Some eight months ago, Devon Freewheelers Emergency Medical Service (EMS) Ltd was launched – a spin-off from the charity and a separate commercial enterprise, not-for-profit company, with no shareholders.
The Care Quality Commission (CQC) on Thursday, April 29, 2021, visited the Devon Freewheelers Emergency Voluntary Service charity at its Honiton headquarters to serve a 12-week suspension notice for its dormant ambulance service.
This is because legal paperwork must be transferred across from the charity to the new limited company.
The CQC suspension applies only to patient transport services, which are yet to be launched by the limited company.
Devon Freewheelers continues to operate as a charity, providing its free-to-use Blood Bikes service, supporting the NHS.
Any patient transport services launched will be offered through the new limited company once the policies and procedures documents have been transferred and a new application for regulated activities - such as the current inactive ambulance service – have been submitted to the CQC.
Daniel Roe-Lavery, Devon Freewheelers CEO, said the registration oversight highlighted by the CQC, and subsequent suspension as a result, had not posed any risk to the public.
He said it was ‘business as usual’ for the Devon Freewheelers charity while the changes were being made and resubmitted to the CQC.
Mr Roe-Lavery said: “We accept the CQC report in its entirety, however, there are many mitigating circumstances that need to be addressed.
“The suspension of CQC-regulated activities – which amount to less than five per cent of our overall operations – is the best way forward.
“We are now working with the CQC to address every single point it has provided, utilising professional help to do what is necessary.
“The suspension will allow the newly-formed company time to review all of its policies and procedures and re-register the ‘provider’ as Devon Freewheelers EMS Ltd.
“Patient transport utilising ambulances was completely suspended in January and our error was not reporting to the CQC this registration was dormant.
“No regulated activity has taken place since then and no person was at risk at any time.
“The Charity Commission has conducted its own investigation and issued a statement of full compliance, which Devon Freewheelers and its trustees are delighted about.
“Issues raised over the storage of equipment – belonging to a third-party service provider – were rectified immediately.
“All donations made to, and raised for, the Devon Freewheelers are ring-fenced and every penny goes to the charity to help keep the vital Blood Bikes service on the road.”
Mr Roe-Lavery added: “The CQC arrived at the charity’s premises last Thursday and what was discovered is that the required documentation and records to support the registered organisation - the charity - were in the limited company’s name and because the registration for the regulated ambulance service is with the charity, any documentation in the name of the limited company could not be accepted.
“We explained to the inspectors the transition between the charity and the newly-registered limited company, and in order to avoid public confusion, how the commercial enterprise was being operated by the Emergency Medical Service (EMS) limited company.

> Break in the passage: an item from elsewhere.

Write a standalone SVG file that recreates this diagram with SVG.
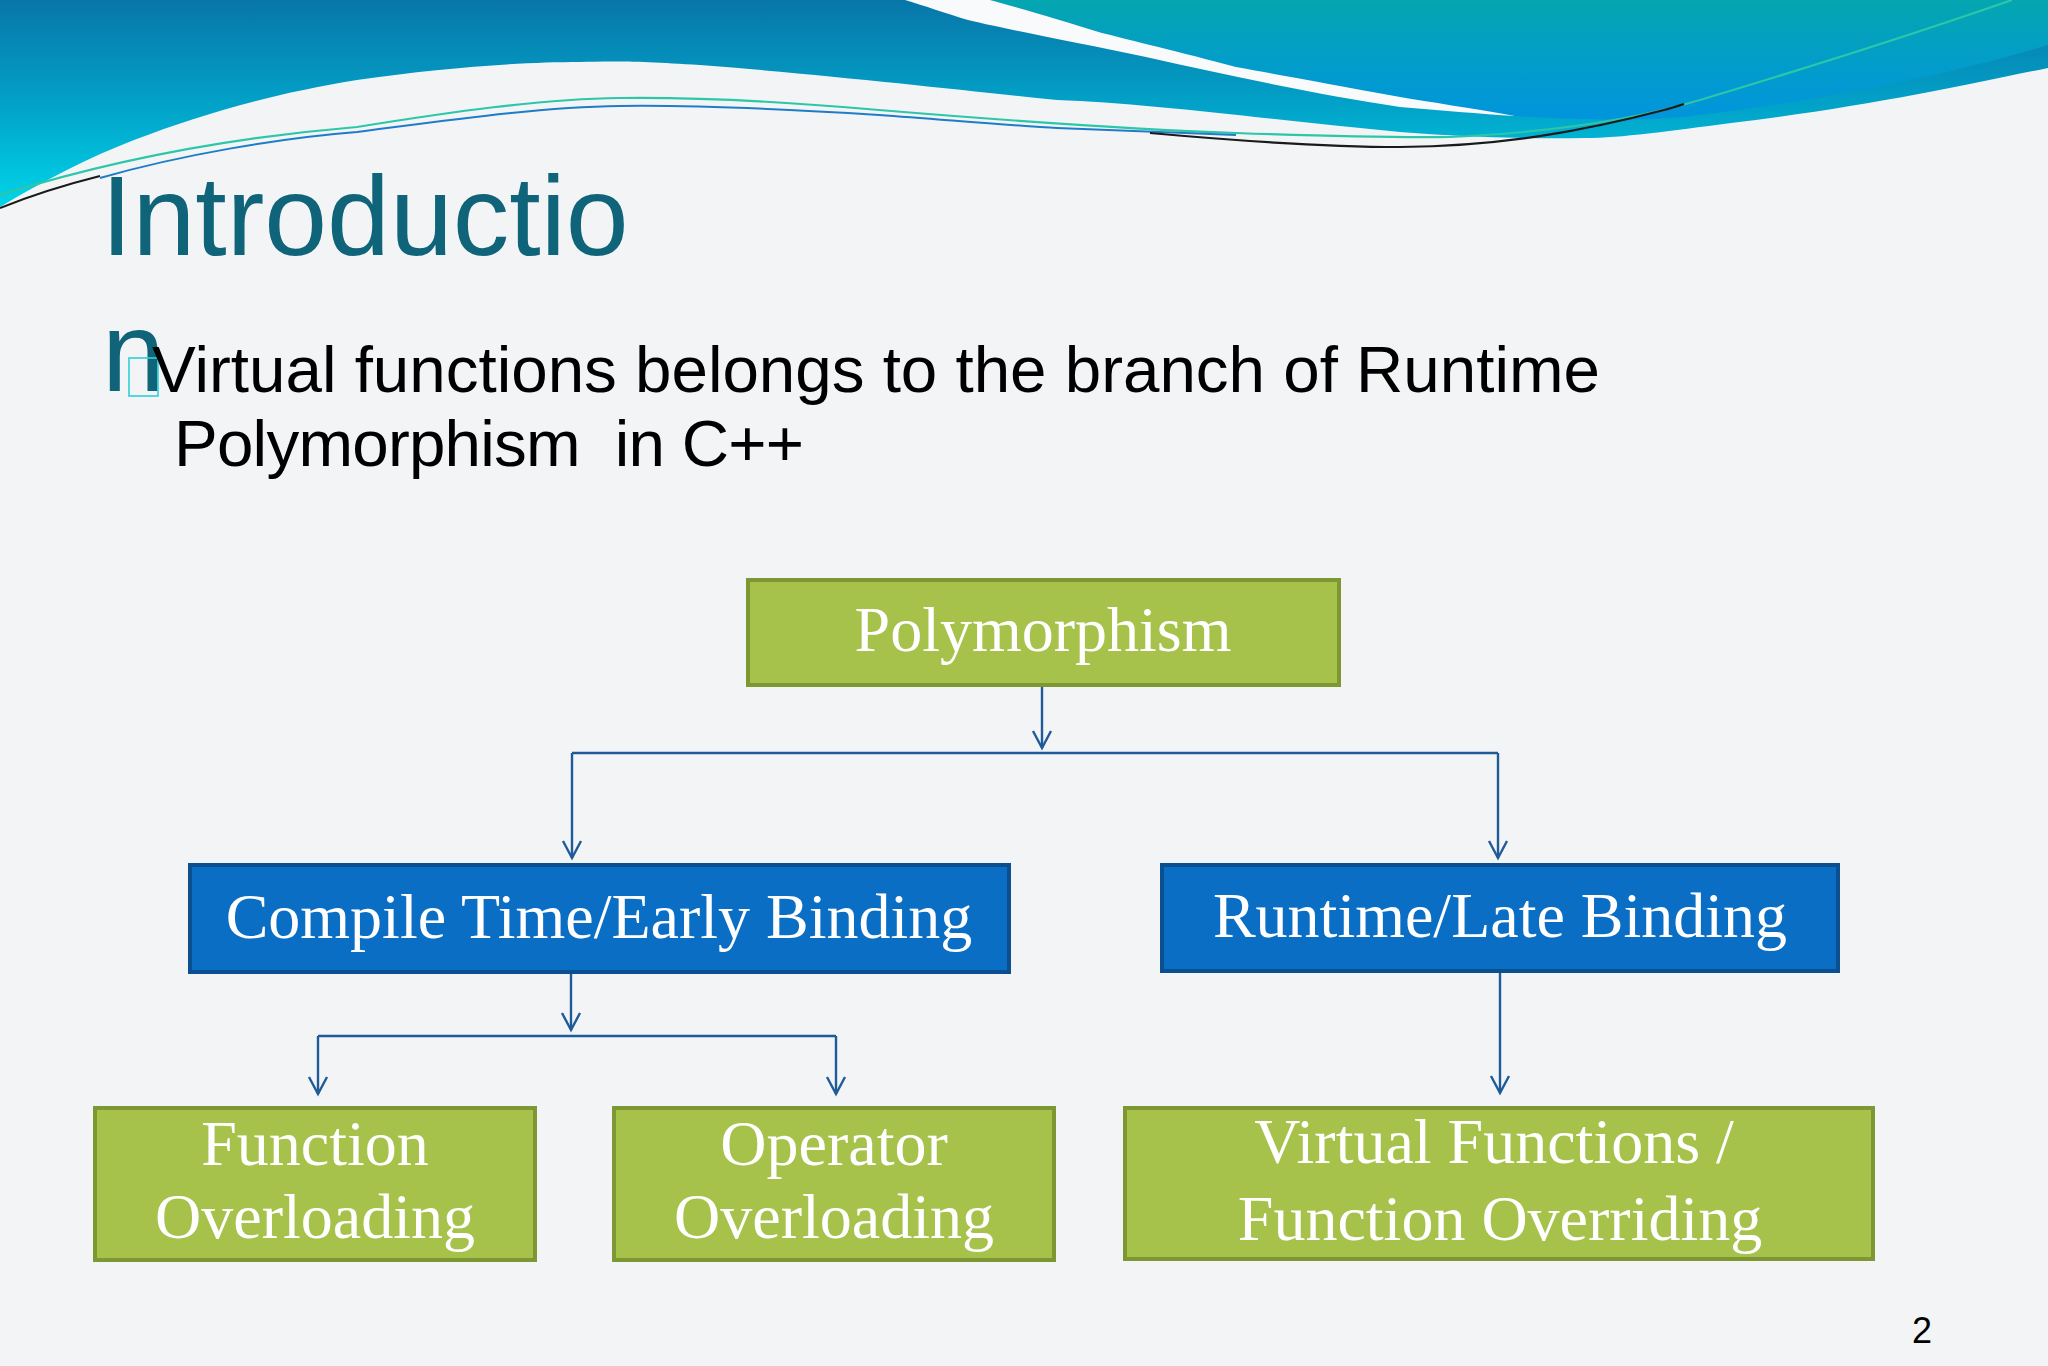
<svg xmlns="http://www.w3.org/2000/svg" width="2048" height="1366" viewBox="0 0 2048 1366">
<defs>
<linearGradient id="gA" gradientUnits="userSpaceOnUse" x1="0" y1="0" x2="0" y2="210">
<stop offset="0" stop-color="#0876a8"/>
<stop offset="0.5" stop-color="#02a2c8"/>
<stop offset="1" stop-color="#00d6ea"/>
</linearGradient>
<linearGradient id="gC" gradientUnits="userSpaceOnUse" x1="0" y1="0" x2="0" y2="125">
<stop offset="0" stop-color="#04a6b0"/>
<stop offset="0.55" stop-color="#029ccc"/>
<stop offset="1" stop-color="#0094de"/>
</linearGradient>
<marker id="arr" markerWidth="24" markerHeight="22" refX="18" refY="10" orient="auto" markerUnits="userSpaceOnUse" viewBox="0 0 24 20">
<path d="M1,1 L18,10 L1,19" fill="none" stroke="#1f5a99" stroke-width="2.4"/>
</marker>
<style>
.bg{fill:#f3f4f6}
.green rect{fill:#a6c24b;stroke:#7d9732;stroke-width:4}
.blue rect{fill:#0b6ec5;stroke:#0c4f8f;stroke-width:4}
.lbl{font-family:"Liberation Serif","Times New Roman",serif;font-size:64px;fill:#ffffff;text-anchor:middle}
.con{fill:none;stroke:#1f5a99;stroke-width:2.4}
.sans{font-family:"Liberation Sans",Arial,sans-serif}
</style>
</defs>
<rect class="bg" x="0" y="0" width="2048" height="1366"/>
<g id="header-wave">
<path d="M0,0 H2048 V68 C1960,86 1860,108 1731,123 C1670,131 1620,138 1586,138 C1520,139 1460,137 1400,132 C1280,121 1150,103 1057,100 C960,90 840,76 700,65 C640,61 610,61 580,62 C520,62 440,68 357,80 C270,94 200,115 134,140 C90,157 45,180 0,207 Z" fill="url(#gA)"/>
<path d="M990,0 H2048 V45 C1950,75 1820,100 1700,115 C1650,121 1600,121 1515,116 C1460,108 1420,101 1400,97 C1330,84 1280,75 1236,67 C1180,52 1130,40 1102,33 C1060,20 1020,8 990,0 Z" fill="url(#gC)"/>
<path d="M905,0 H990 C1020,8 1060,20 1102,33 C1130,40 1180,52 1236,67 C1280,75 1330,84 1400,97 C1430,102 1470,108 1515,116 C1480,114 1440,110 1400,107 C1320,95 1230,76 1146,57 C1080,43 1010,30 968,20 C945,13 925,6 905,0 Z" fill="#f8fafb"/>
<path d="M0,195 C80,170 200,140 357,127 C450,112 540,99 620,98 C700,97 800,103 879,110 C1000,120 1150,130 1236,133 C1320,136 1380,138 1450,137 C1560,132 1640,118 1700,100 C1800,70 1920,32 2012,0" fill="none" stroke="#2cc6a8" stroke-width="2.2"/>
<path d="M100,178 C180,155 280,138 357,132 C450,120 540,107 620,106 C700,105 800,110 879,115 C960,121 1020,126 1057,128 C1120,131 1180,133 1236,135" fill="none" stroke="#1f7cc8" stroke-width="2"/>
<path d="M0,208 C30,196 60,186 100,176" fill="none" stroke="#1a1a1a" stroke-width="2"/>
<path d="M1150,133 C1250,142 1330,147 1400,147 C1500,146 1580,132 1664,110 C1672,108 1678,106 1684,104" fill="none" stroke="#1a1a1a" stroke-width="2.2"/>
</g>
<g id="title">
<text class="sans" x="101" y="255" font-size="113" fill="#0f6479">Introductio</text>
<text class="sans" x="102" y="391" font-size="113" fill="#0f6479">n</text>
</g>
<g id="bullet">
<rect x="129" y="358" width="29" height="38" fill="none" stroke="#30d0d8" stroke-width="1.6"/>
<text class="sans" x="152" y="392" font-size="65.5" fill="#000000">Virtual functions belongs to the branch of Runtime</text>
<text class="sans" x="174" y="466" font-size="65.5" fill="#000000" style="white-space:pre" textLength="630" lengthAdjust="spacing">Polymorphism  in C++</text>
</g>
<g id="connectors">
<path class="con" d="M1042,687 V748" marker-end="url(#arr)"/>
<path class="con" d="M572,753 H1498"/>
<path class="con" d="M572,753 V858" marker-end="url(#arr)"/>
<path class="con" d="M1498,753 V858" marker-end="url(#arr)"/>
<path class="con" d="M571,974 V1030" marker-end="url(#arr)"/>
<path class="con" d="M318,1036 H836"/>
<path class="con" d="M318,1036 V1094" marker-end="url(#arr)"/>
<path class="con" d="M836,1036 V1094" marker-end="url(#arr)"/>
<path class="con" d="M1500,973 V1093" marker-end="url(#arr)"/>
</g>
<g id="node-polymorphism" class="green">
<rect x="748" y="580" width="591" height="105"/>
<text class="lbl" x="1043" y="651">Polymorphism</text>
</g>
<g id="node-compile" class="blue">
<rect x="190" y="865" width="819" height="107"/>
<text class="lbl" x="599" y="938">Compile Time/Early Binding</text>
</g>
<g id="node-runtime" class="blue">
<rect x="1162" y="865" width="676" height="106"/>
<text class="lbl" x="1500" y="937">Runtime/Late Binding</text>
</g>
<g id="node-function-overloading" class="green">
<rect x="95" y="1108" width="440" height="152"/>
<text class="lbl" x="315" y="1165">Function</text>
<text class="lbl" x="315" y="1238">Overloading</text>
</g>
<g id="node-operator-overloading" class="green">
<rect x="614" y="1108" width="440" height="152"/>
<text class="lbl" x="834" y="1165">Operator</text>
<text class="lbl" x="834" y="1238">Overloading</text>
</g>
<g id="node-virtual-functions" class="green">
<rect x="1125" y="1108" width="748" height="151"/>
<text class="lbl" x="1494" y="1163">Virtual Functions /</text>
<text class="lbl" x="1500" y="1240">Function Overriding</text>
</g>
<g id="page-number">
<text class="sans" x="1922" y="1343" font-size="36" fill="#000000" text-anchor="middle">2</text>
</g>
</svg>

“The inspectors explained to us that, if the limited company was going to be operating the regulated activity of the ambulance service, the application must be in the name of the limited company and not in the registered charity.
“We need to de-register the charity as the operators of the ambulance service and re-apply to the CQC to run it through the limited company.
“In order to resolve the matter of non-compliance, the CQC has suspended our registration to allow us the opportunity to resubmit our policies, procedures, training records and registration application for the new legal entity that’s going to be carrying out any regulated activity.”
He added: “We look forward to working with the CQC to resubmit a new application for regulated activities for Devon Freewheelers EMS Ltd.
“As a result of this inspection, we now know what needs to be done and we are taking immediate action to address it and have a clear way forward.
“In essence, it has highlighted an administration error. The policies and procedures don’t marry up and we have to put them in the right name of the right organisation and resubmit them.
“We are excited to be able to take Devon Freewheelers in a new direction, offering more to the communities and people that we serve across the county.
“We have already received so many messages of support for the new Devon Freewheelers EMS venture.
“We would like to thank everyone who has supported the charity and its volunteers over the last year, which has been extremely difficult for everyone.”
The ambulance service has been dormant and the vehicles secured in a compound since January 2021 after the role of Clinical Lead at Devon Freewheelers EMS became vacant.